I do really like the nighttime, both in the city and also at my cottage. From living in the constant movement to going occasionally to a more remote and peaceful area, it is a fortunate escape into a different environment. Apart from the mosquitos constantly attacking any bare skin on my body, watching the sun set beside a campfire is the perfect activity during summer. For very special occasions, there are usually fireworks or sparklers lighting up the blackened skies after the sun’s light has gone. The only problem is… How do you capture this moment?

Trying to take pictures of fireworks can really be a frustrating experience. By not knowing which settings to use, you can end up with a lot of pictures of blurry lights. I don’t think anyone wants blurry fireworks or sparklers in their photo libraries right? Here are some tips on how to take stunning shots of fireworks and sparklers so you can truly capture the moment:

1. Invest in a tripod that is a decent make and a sturdy model (this will make a big difference). Absolute stillness is required for the slower shutter speeds you’ll need in these conditions.

2. NO FLASH! Just switch it off! Believe me, I left the flash on and the shot I took looked like light crap. Switching to the manual settings on your camera will cover this and give you more control.

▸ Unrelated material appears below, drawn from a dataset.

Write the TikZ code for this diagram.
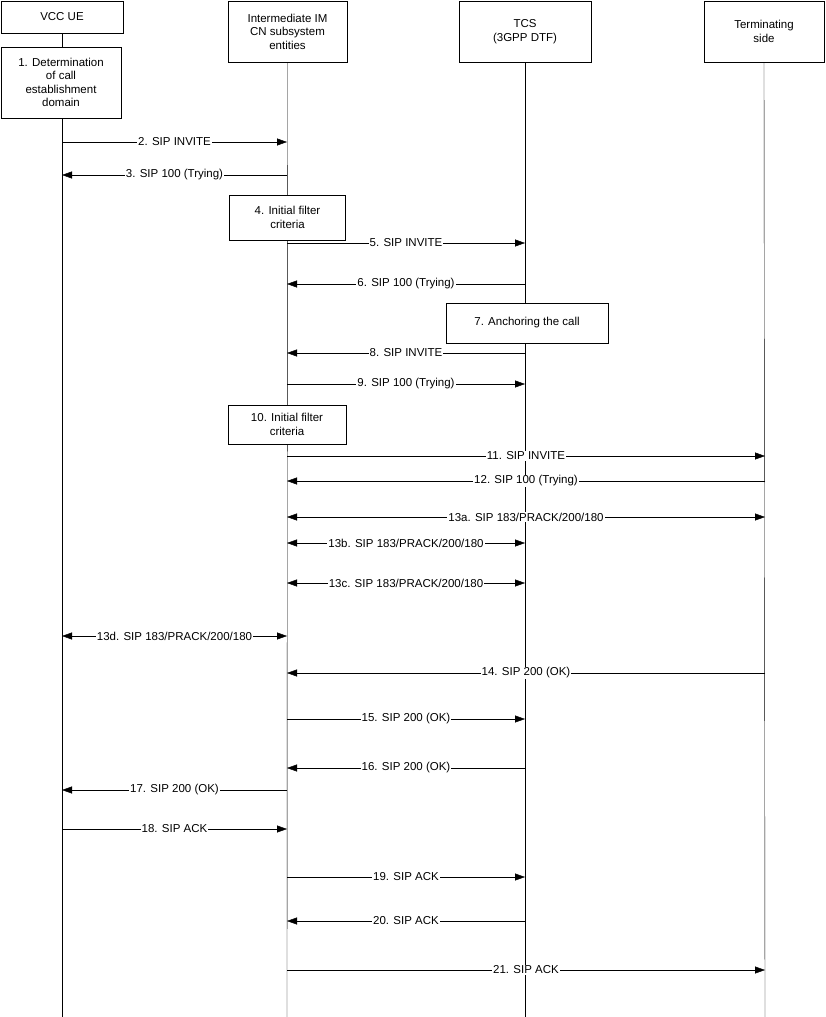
\documentclass[tikz,border=0pt]{standalone}
\usepackage{fontspec}
\setmainfont{Liberation Sans}
\usetikzlibrary{arrows.meta}
\begin{document}
\begin{tikzpicture}[x=1pt,y=-1pt,
  every node/.style={font=\fontsize{11.5}{13.5}\selectfont},
  box/.style={draw,fill=white,align=center,inner sep=2pt},
  msg/.style={-{Triangle[length=10pt,width=7pt]}},
  dmsg/.style={{Triangle[length=10pt,width=7pt]}-{Triangle[length=10pt,width=7pt]}},
  lab/.style={fill=white,inner sep=1pt}]
\useasboundingbox (0,0) rectangle (826,1017);
% headers
\node[box,minimum width=122pt,minimum height=32pt] (h1) at (62,17) {VCC UE};
\node[box,minimum width=119pt,minimum height=61pt] (h2) at (287.5,31.5) {Intermediate IM\\CN subsystem\\entities};
\node[box,minimum width=132pt,minimum height=61pt] (h3) at (525,31.5) {TCS\\(3GPP DTF)};
\node[box,minimum width=120pt,minimum height=61pt] (h4) at (764,31.5) {Terminating\\side};
\coordinate (e1) at (62,1017); \coordinate (e2) at (287,1017);
\coordinate (e3) at (525,1017); \coordinate (e4) at (765,1017);
\draw (h1.south) -- (e1); \draw (h2.south) -- (e2);
\draw (h3.south) -- (e3); \draw (h4.south) -- (e4);
\node[box,minimum width=120pt,minimum height=71pt] (b1) at (61,82.5) {1. Determination\\of call\\establishment\\domain};
\node[box,minimum width=116pt,minimum height=45pt] (b4) at (287.5,217.5) {4. Initial filter\\criteria};
\node[box,minimum width=162pt,minimum height=40pt] (b7) at (527,323) {7. Anchoring the call};
\node[box,minimum width=118pt,minimum height=39pt] (b10) at (287,424.5) {10. Initial filter\\criteria};
% message helper
\newcommand{\mymsg}[6]{%
  \coordinate (#1a) at (#2,#4); \coordinate (#1b) at (#3,#4);
  \draw[#5] (#1a) -- node[lab] {#6} (#1b);}
\mymsg{m2}{62}{287}{142}{msg}{2. SIP INVITE}
\mymsg{m3}{287}{62}{175}{msg}{3. SIP 100 (Trying)}
\mymsg{m5}{287}{525}{243}{msg}{5. SIP INVITE}
\mymsg{m6}{525}{287}{284}{msg}{6. SIP 100 (Trying)}
\mymsg{m8}{525}{287}{353}{msg}{8. SIP INVITE}
\mymsg{m9}{287}{525}{384}{msg}{9. SIP 100 (Trying)}
\mymsg{m11}{287}{765}{456}{msg}{11. SIP INVITE}
\mymsg{m12}{765}{287}{481}{msg}{12. SIP 100 (Trying)}
\mymsg{m13a}{287}{765}{517}{dmsg}{13a. SIP 183/PRACK/200/180}
\mymsg{m13b}{287}{525}{543}{dmsg}{13b. SIP 183/PRACK/200/180}
\mymsg{m13c}{287}{525}{583}{dmsg}{13c. SIP 183/PRACK/200/180}
\mymsg{m13d}{62}{287}{636}{dmsg}{13d. SIP 183/PRACK/200/180}
\mymsg{m14}{765}{287}{673}{msg}{14. SIP 200 (OK)}
\mymsg{m15}{287}{525}{719}{msg}{15. SIP 200 (OK)}
\mymsg{m16}{525}{287}{768}{msg}{16. SIP 200 (OK)}
\mymsg{m17}{287}{62}{790}{msg}{17. SIP 200 (OK)}
\mymsg{m18}{62}{287}{829}{msg}{18. SIP ACK}
\mymsg{m19}{287}{525}{877}{msg}{19. SIP ACK}
\mymsg{m20}{525}{287}{921}{msg}{20. SIP ACK}
\mymsg{m21}{287}{765}{970}{msg}{21. SIP ACK}
\end{tikzpicture}
\end{document}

3. CHARGE YOUR CAMERA PRIOR TO SHOOTING! The long exposures can drain your camera’s battery more quickly so charge it up.

4. Lower your ISO speed. This will prevent your images from getting somewhat grainy. You can also turn on your camera’s Noise Reduction setting, if you have one.

5. Turn on your camera’s fireworks setting. Many of the recent camera models have a scene mode specifically for shooting fireworks.

6. Use long shutter speeds around 2-3 seconds or even longer. This is the most important camera setting you need to worry about. With a fast shutter speed, your camera will not be able to pick up the illuminated paths of light the fireworks make in the sky. So give your camera a chance to record those streaks with a longer shutter speed. I recommend experimenting different durations to see what you prefer and what ultimately looks the best.

7. Take lots of pictures! You can always delete the duds later.

Remember, taking photographs with your camera is a fun activity and a great opportunity to experiment new settings and features. Have fun!